Buying an entire jewelry business is different. In a bulk sale, inventory acquired for resale remains exempt from sales tax, but other business assets like display cases, tools, and fixtures are taxable. The buyer must file Form AU-196.10 with the Tax Department at least 10 days before paying or taking possession, and the seller’s Certificate of Authority doesn’t transfer to the new owner.11New York State Department of Taxation and Finance. Bulk Sales

Private Sales Between Individuals

Selling jewelry person-to-person doesn’t automatically avoid the tax. New York treats an occasional sale by someone who isn’t in the regular business of selling as a “casual sale.” You don’t need to register for sales tax, but you’re still required to collect sales tax from the buyer if the item is taxable. You then remit it to the state using Form ST-131.6New York State Department of Taxation and Finance. Do I Need to Register for Sales Tax

In reality, enforcement on small private sales is minimal, and many casual sellers aren’t aware of the requirement. But the legal obligation exists. If you’re selling a high-value piece and want to do it properly, the buyer pays you the sales tax and you file Form ST-131 with the state.

No Sales Tax Refund for International Tourists

Unlike many countries with VAT refund programs at airports, the United States has no federal system for refunding sales tax to international visitors.

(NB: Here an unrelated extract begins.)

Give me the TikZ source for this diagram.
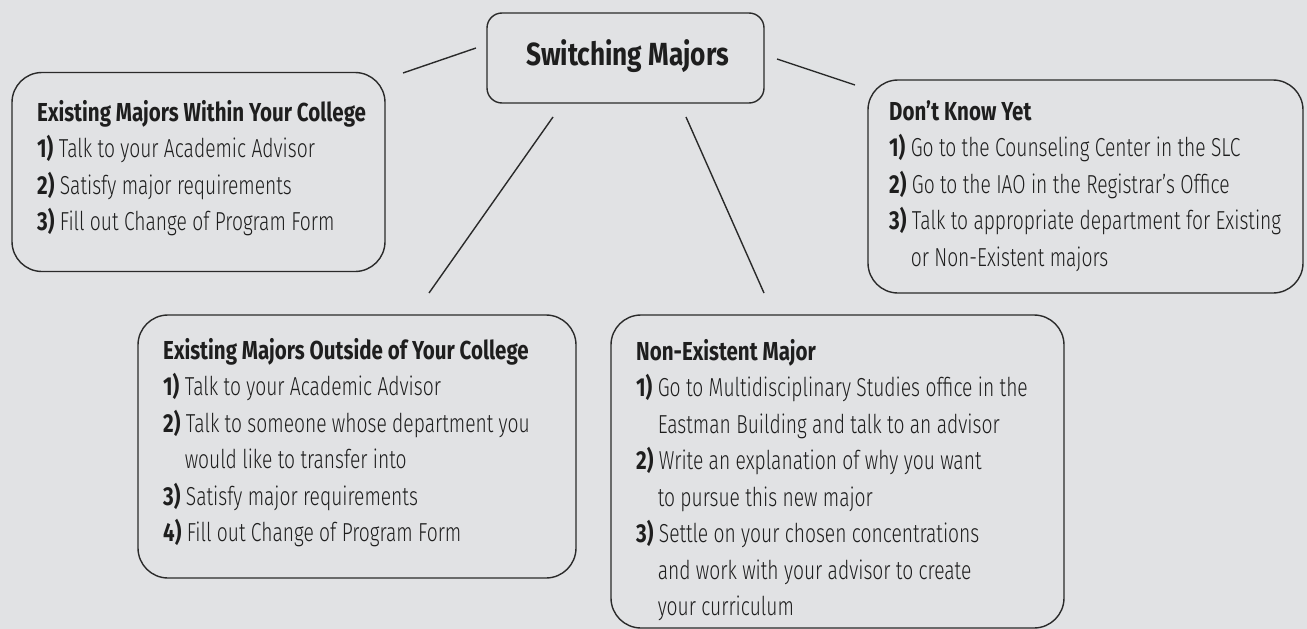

New York City doesn’t offer one either. The 8.875% you pay on a jewelry purchase in Manhattan is final and non-refundable regardless of your residency or citizenship.

A handful of states operate limited tax refund programs for tourists, but New York isn’t among them. International visitors buying expensive jewelry in NYC should factor the full tax into their budget with no expectation of recovery. On a $10,000 purchase, that’s $887.50 you won’t get back.